> **EXERCISE DIRECTIONS**: What lines of the data include the string "matplotlib"? Copy them all.

> **DATA**:
··········
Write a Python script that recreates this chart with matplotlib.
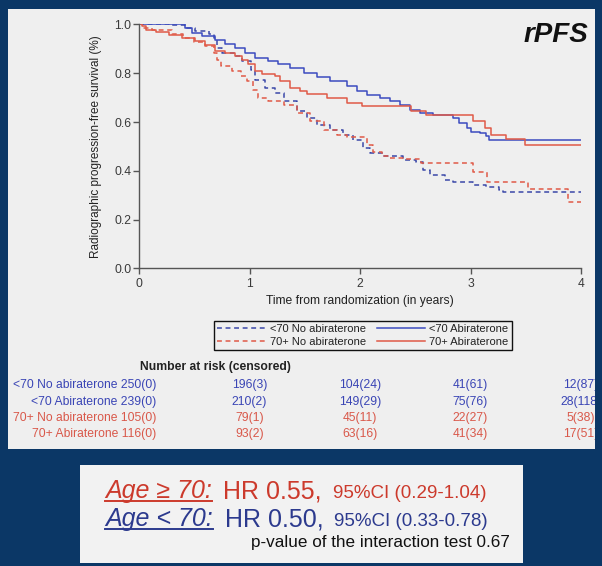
import matplotlib
matplotlib.use("Agg")
import matplotlib.pyplot as plt
from matplotlib.patches import Rectangle
from matplotlib.lines import Line2D
import matplotlib.transforms as mtransforms

plt.rcParams['font.family'] = ['Liberation Sans', 'DejaVu Sans']

# ---------------- data ----------------
series_labels = ["<70 No abiraterone", "70+ No abiraterone", "<70 Abiraterone", "70+ Abiraterone"]

t_u70_abi = [0, 0.42, 0.48, 0.57, 0.69, 0.78, 0.87, 0.96, 1.05, 1.17, 1.26, 1.37, 1.49, 1.61, 1.73,
             1.88, 1.97, 2.06, 2.18, 2.27, 2.36, 2.45, 2.54, 2.66, 2.84, 2.90, 2.97, 3.00, 3.09, 3.14,
             3.17, 4.0]
s_u70_abi = [1.0, 0.986, 0.966, 0.952, 0.938, 0.922, 0.904, 0.884, 0.863, 0.849, 0.836, 0.822, 0.80,
             0.785, 0.77, 0.747, 0.729, 0.712, 0.699, 0.685, 0.668, 0.651, 0.637, 0.627, 0.617, 0.596,
             0.575, 0.561, 0.556, 0.542, 0.525, 0.525]

t_70p_abi = [0, 0.03, 0.06, 0.15, 0.27, 0.39, 0.51, 0.60, 0.69, 0.78, 0.87, 0.93, 0.99, 1.05, 1.11,
             1.23, 1.28, 1.37, 1.46, 1.52, 1.70, 1.88, 2.02, 2.46, 2.60, 3.02, 3.13, 3.19, 3.32, 3.49,
             4.0]
s_70p_abi = [1.0, 0.993, 0.979, 0.968, 0.955, 0.945, 0.931, 0.914, 0.89, 0.884, 0.87, 0.856, 0.836,
             0.808, 0.798, 0.788, 0.767, 0.74, 0.726, 0.715, 0.699, 0.678, 0.664, 0.644, 0.630, 0.603,
             0.575, 0.545, 0.53, 0.507, 0.507]

t_u70_no = [0, 0.27, 0.42, 0.51, 0.63, 0.68, 0.71, 0.75, 0.87, 0.93, 1.01, 1.05, 1.14, 1.23, 1.31,
            1.43, 1.52, 1.61, 1.73, 1.85, 1.94, 2.03, 2.09, 2.21, 2.39, 2.51, 2.57, 2.63, 2.77, 2.84,
            3.02, 3.14, 3.26, 3.29, 4.0]
s_u70_no = [1.0, 0.996, 0.986, 0.973, 0.959, 0.945, 0.904, 0.884, 0.87, 0.849, 0.815, 0.774, 0.74,
            0.719, 0.685, 0.644, 0.617, 0.589, 0.568, 0.548, 0.527, 0.493, 0.473, 0.459, 0.445, 0.438,
            0.404, 0.383, 0.363, 0.353, 0.342, 0.335, 0.322, 0.312, 0.312]

t_70p_no = [0, 0.04, 0.12, 0.30, 0.40, 0.50, 0.60, 0.68, 0.71, 0.74, 0.84, 0.92, 0.98, 1.03, 1.08,
            1.17, 1.31, 1.43, 1.55, 1.67, 1.79, 1.88, 2.06, 2.12, 2.20, 2.27, 2.39, 2.55, 3.02, 3.15,
            3.52, 3.88, 4.0]
s_70p_no = [1.0, 0.986, 0.976, 0.962, 0.945, 0.93, 0.911, 0.884, 0.856, 0.829, 0.808, 0.788, 0.767,
            0.733, 0.699, 0.685, 0.671, 0.637, 0.603, 0.568, 0.548, 0.54, 0.507, 0.479, 0.459, 0.452,
            0.448, 0.431, 0.394, 0.352, 0.325, 0.271, 0.271]

x_ticks = [0, 1, 2, 3, 4]
y_ticks = [0.0, 0.2, 0.4, 0.6, 0.8, 1.0]

risk_rows = ["<70 No abiraterone 250(0)", "<70 Abiraterone 239(0)",
             "70+ No abiraterone 105(0)", "70+ Abiraterone 116(0)"]
risk_times = [1, 2, 3, 4]
risk_u70_no = ["196(3)", "104(24)", "41(61)", "12(87)"]
risk_u70_abi = ["210(2)", "149(29)", "75(76)", "28(118)"]
risk_70p_no = ["79(1)", "45(11)", "22(27)", "5(38)"]
risk_70p_abi = ["93(2)", "63(16)", "41(34)", "17(51)"]

hr_line1 = ["Age \u2265 70:", "HR 0.55,", "95%CI (0.29-1.04)"]
hr_line2 = ["Age < 70:", "HR 0.50,", "95%CI (0.33-0.78)"]
p_text = "p-value of the interaction test 0.67"

# ---------------- style ----------------
W, H = 602, 566
BG = '#0b3766'
PANEL = '#efefef'
BLUE = '#3b4bc0'
BLUE_D = '#3a47a8'
RED = '#e05a47'
TBLUE = '#3a45b5'
TRED = '#d9584a'
HRED = '#cc3a2c'
HBLUE = '#2c3a8e'

def fx(x):
    return x / W

def fy(y):
    return 1 - y / H

fig = plt.figure(figsize=(W / 100, H / 100), dpi=100)
fig.patch.set_facecolor(BG)

# main panel
fig.add_artist(Rectangle((fx(8), fy(449)), (595 - 8) / W, (449 - 9) / H,
                         transform=fig.transFigure, facecolor=PANEL, edgecolor='none', zorder=0))
# bottom box
fig.add_artist(Rectangle((fx(80), fy(563)), (523 - 80) / W, (563 - 465) / H,
                         transform=fig.transFigure, facecolor='#f2f2f2', edgecolor='none', zorder=0))

ax = fig.add_axes([fx(139), fy(268.3), 442 / W, (268.3 - 24.5) / H])
ax.patch.set_visible(False)

dash = (0, (3.2, 2.4))
l1, = ax.plot(t_u70_no, s_u70_no, drawstyle='steps-post', color=BLUE_D, lw=1.1, linestyle=dash)
l2, = ax.plot(t_70p_no, s_70p_no, drawstyle='steps-post', color=RED, lw=1.1, linestyle=dash)
l3, = ax.plot(t_u70_abi, s_u70_abi, drawstyle='steps-post', color=BLUE, lw=1.1)
l4, = ax.plot(t_70p_abi, s_70p_abi, drawstyle='steps-post', color=RED, lw=1.1)

ax.set_xlim(0, 4)
ax.set_ylim(0, 1)
ax.set_xticks(x_ticks)
ax.set_xticklabels([str(v) for v in x_ticks])
ax.set_yticks(y_ticks)
ax.set_yticklabels([f"{v:.1f}" for v in y_ticks])
for s in ['top', 'right']:
    ax.spines[s].set_visible(False)
for s in ['left', 'bottom']:
    ax.spines[s].set_color('#555555')
    ax.spines[s].set_linewidth(1.0)
ax.tick_params(axis='both', direction='out', length=4, width=1, color='#555555',
               labelsize=8.7, labelcolor='#3a3a3a')
ax.tick_params(axis='x', pad=3)
ax.tick_params(axis='y', pad=1.5)
ax.set_ylabel("Radiographic progression-free survival (%)", fontsize=8.5, color='#222222')
ax.yaxis.set_label_coords(-0.083, 0.5)
ax.set_xlabel("Time from randomization (in years)", fontsize=8.7, color='#222222')
ax.xaxis.set_label_coords(0.5, -0.11)

fig.text(fx(556), fy(35), "rPFS", fontsize=20, fontweight='bold', fontstyle='italic',
         color='#111111', ha='center', va='center')

# legend
leg = fig.legend([l1, l2, l3, l4], series_labels, ncol=2, loc='upper left',
                 bbox_to_anchor=(fx(214), fy(321)), bbox_transform=fig.transFigure,
                 fontsize=8, frameon=True, fancybox=False, edgecolor='#111111',
                 facecolor=PANEL, framealpha=1, handlelength=4.3, handletextpad=0.4,
                 columnspacing=1.0, labelspacing=0.25, borderpad=0.3, borderaxespad=0)
leg.get_frame().set_linewidth(1.0)
for txt in leg.get_texts():
    txt.set_color('#222222')

# number at risk table
fig.text(fx(215), fy(367), "Number at risk (censored)", fontsize=8.7, fontweight='bold',
         color='#222222', ha='center', va='center')
row_y = [385, 401.7, 418.3, 434.3]
row_colors = [TBLUE, TBLUE, TRED, TRED]
row_vals = [risk_u70_no, risk_u70_abi, risk_70p_no, risk_70p_abi]
blend = mtransforms.blended_transform_factory(ax.transData, fig.transFigure)
for lab, yy, col, vals in zip(risk_rows, row_y, row_colors, row_vals):
    fig.text(fx(156), fy(yy), lab, fontsize=8.7, color=col, ha='right', va='center')
    for t, v in zip(risk_times, vals):
        fig.text(t, fy(yy), v, fontsize=8.7, color=col, ha='center', va='center',
                 transform=blend)

# cover clipped portion at panel right edge
fig.add_artist(Rectangle((fx(595), fy(460)), (W - 595) / W, 460 / H,
                         transform=fig.transFigure, facecolor=BG, edgecolor='none', zorder=10))

# HR box text
fig.canvas.draw()
renderer = fig.canvas.get_renderer()

def hr_line(pieces, starts, base_y, color, under_y):
    t0 = fig.text(fx(starts[0]), fy(base_y), pieces[0], fontsize=18, fontstyle='italic',
                  color=color, ha='left', va='baseline')
    fig.text(fx(starts[1]), fy(base_y), pieces[1], fontsize=18, color=color,
             ha='left', va='baseline')
    fig.text(fx(starts[2]), fy(base_y), pieces[2], fontsize=13.5, color=color,
             ha='left', va='baseline')
    bb = t0.get_window_extent(renderer)
    fig.add_artist(Line2D([bb.x0 / W, bb.x1 / W], [fy(under_y), fy(under_y)],
                          transform=fig.transFigure, color=color, lw=1.4))

hr_line(hr_line1, [105, 223, 333], 498, HRED, 501)
hr_line(hr_line2, [105, 225, 334], 526, HBLUE, 529)
fig.text(fx(510), fy(547), p_text, fontsize=12.3, color='#111111', ha='right', va='baseline')

fig.savefig('out.png', dpi=100, facecolor=fig.get_facecolor())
··········
> **FINISHED EXERCISE**:
Write a Python script that recreates this chart with matplotlib.
import matplotlib
matplotlib.use("Agg")
import matplotlib.pyplot as plt
from matplotlib.patches import Rectangle
from matplotlib.lines import Line2D
import matplotlib.transforms as mtransforms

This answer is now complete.